* **Written problem**: Please give the entries again in full and exactly, without any picture.

* **Stored data entries**:
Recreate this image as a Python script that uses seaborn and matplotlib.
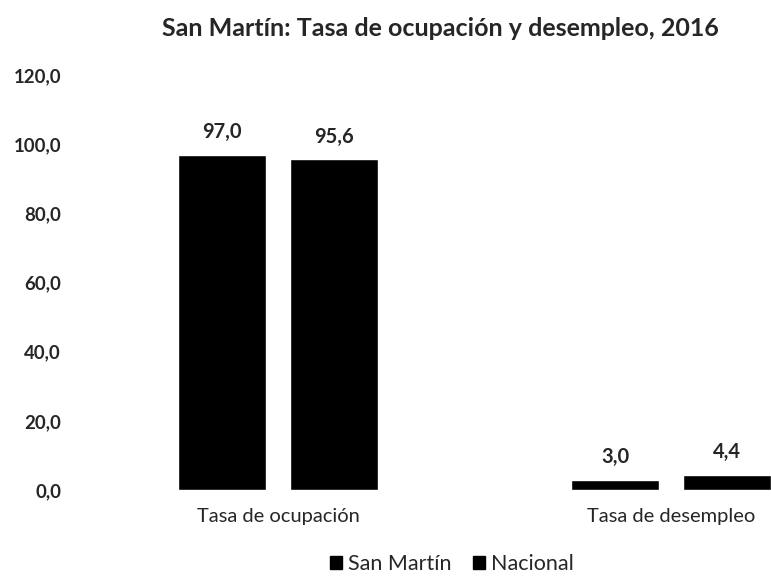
import matplotlib
matplotlib.use("Agg")
import matplotlib.pyplot as plt
from matplotlib.patches import Patch
import seaborn as sns
import pandas as pd

categories = ["Tasa de ocupación", "Tasa de desempleo"]
series = ["San Martín", "Nacional"]
san_martin = [97.0, 3.0]
nacional = [95.6, 4.4]
yticks = [0, 20, 40, 60, 80, 100, 120]

df = pd.DataFrame({
    "cat": categories * 2,
    "serie": [series[0]] * 2 + [series[1]] * 2,
    "valor": san_martin + nacional,
})

sns.set_theme(style="white")
plt.rcParams["font.family"] = ["Lato", "DejaVu Sans"]

fig = plt.figure(figsize=(7.71, 5.76), dpi=100)
W, H = 771, 576
ax = fig.add_axes([100 / W, (H - 490) / H, (W - 100) / W, (490 - 75) / H])

sns.barplot(data=df, x="cat", y="valor", hue="serie", order=categories,
            hue_order=series, palette=["#000000", "#000000"], width=0.57,
            gap=0.214, saturation=1, ax=ax, legend=False)

ax.set_ylim(0, 120)
ax.set_xlim(-0.453, 1.254)
ax.set_yticks(yticks)
ax.set_yticklabels([f"{v:.1f}".replace(".", ",") for v in yticks],
                   fontsize=13.4, fontweight="bold")
ax.tick_params(axis="y", length=0, pad=28)
ax.tick_params(axis="x", length=0, pad=13)
ax.set_xticks([0, 1])
ax.set_xticklabels(categories, fontsize=14.5)
ax.set_xlabel("")
ax.set_ylabel("")
for s in ax.spines.values():
    s.set_visible(False)

for cont in ax.containers:
    labels = [f"{b.get_height():.1f}".replace(".", ",") for b in cont]
    ax.bar_label(cont, labels=labels, padding=9, fontsize=14.5, fontweight="bold")

fig.text(440 / W, 1 - 29 / H, "San Martín: Tasa de ocupación y desempleo, 2016",
         ha="center", va="center", fontsize=18, fontweight="bold")

handles = [Patch(facecolor="black", edgecolor="black") for _ in series]
fig.legend(handles, series, loc="center", bbox_to_anchor=(452 / W, 1 - 564 / H),
           ncol=2, frameon=False, fontsize=15.5, handlelength=0.55,
           handleheight=0.55, handletextpad=0.3, columnspacing=1.0,
           borderpad=0.1)

fig.savefig("out.png", dpi=100)
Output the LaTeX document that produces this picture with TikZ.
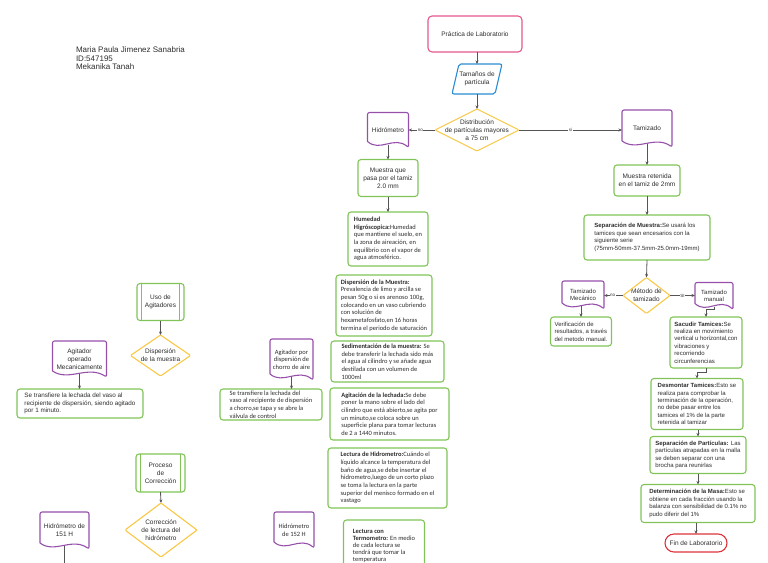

* **Answer for the task**:
Recreate this image as a Python script that uses seaborn and matplotlib.
import matplotlib
matplotlib.use("Agg")
import matplotlib.pyplot as plt
from matplotlib.patches import Patch
import seaborn as sns
import pandas as pd

categories = ["Tasa de ocupación", "Tasa de desempleo"]
series = ["San Martín", "Nacional"]
san_martin = [97.0, 3.0]
nacional = [95.6, 4.4]
yticks = [0, 20, 40, 60, 80, 100, 120]

df = pd.DataFrame({
    "cat": categories * 2,
    "serie": [series[0]] * 2 + [series[1]] * 2,
    "valor": san_martin + nacional,
})

sns.set_theme(style="white")
plt.rcParams["font.family"] = ["Lato", "DejaVu Sans"]

fig = plt.figure(figsize=(7.71, 5.76), dpi=100)
W, H = 771, 576
ax = fig.add_axes([100 / W, (H - 490) / H, (W - 100) / W, (490 - 75) / H])

sns.barplot(data=df, x="cat", y="valor", hue="serie", order=categories,
            hue_order=series, palette=["#000000", "#000000"], width=0.57,
            gap=0.214, saturation=1, ax=ax, legend=False)

ax.set_ylim(0, 120)
ax.set_xlim(-0.453, 1.254)
ax.set_yticks(yticks)
ax.set_yticklabels([f"{v:.1f}".replace(".", ",") for v in yticks],
                   fontsize=13.4, fontweight="bold")
ax.tick_params(axis="y", length=0, pad=28)
ax.tick_params(axis="x", length=0, pad=13)
ax.set_xticks([0, 1])
ax.set_xticklabels(categories, fontsize=14.5)
ax.set_xlabel("")
ax.set_ylabel("")
for s in ax.spines.values():
    s.set_visible(False)

for cont in ax.containers:
    labels = [f"{b.get_height():.1f}".replace(".", ",") for b in cont]
    ax.bar_label(cont, labels=labels, padding=9, fontsize=14.5, fontweight="bold")

fig.text(440 / W, 1 - 29 / H, "San Martín: Tasa de ocupación y desempleo, 2016",
         ha="center", va="center", fontsize=18, fontweight="bold")

handles = [Patch(facecolor="black", edgecolor="black") for _ in series]
fig.legend(handles, series, loc="center", bbox_to_anchor=(452 / W, 1 - 564 / H),
           ncol=2, frameon=False, fontsize=15.5, handlelength=0.55,
           handleheight=0.55, handletextpad=0.3, columnspacing=1.0,
           borderpad=0.1)

fig.savefig("out.png", dpi=100)
Output the LaTeX document that produces this picture with TikZ.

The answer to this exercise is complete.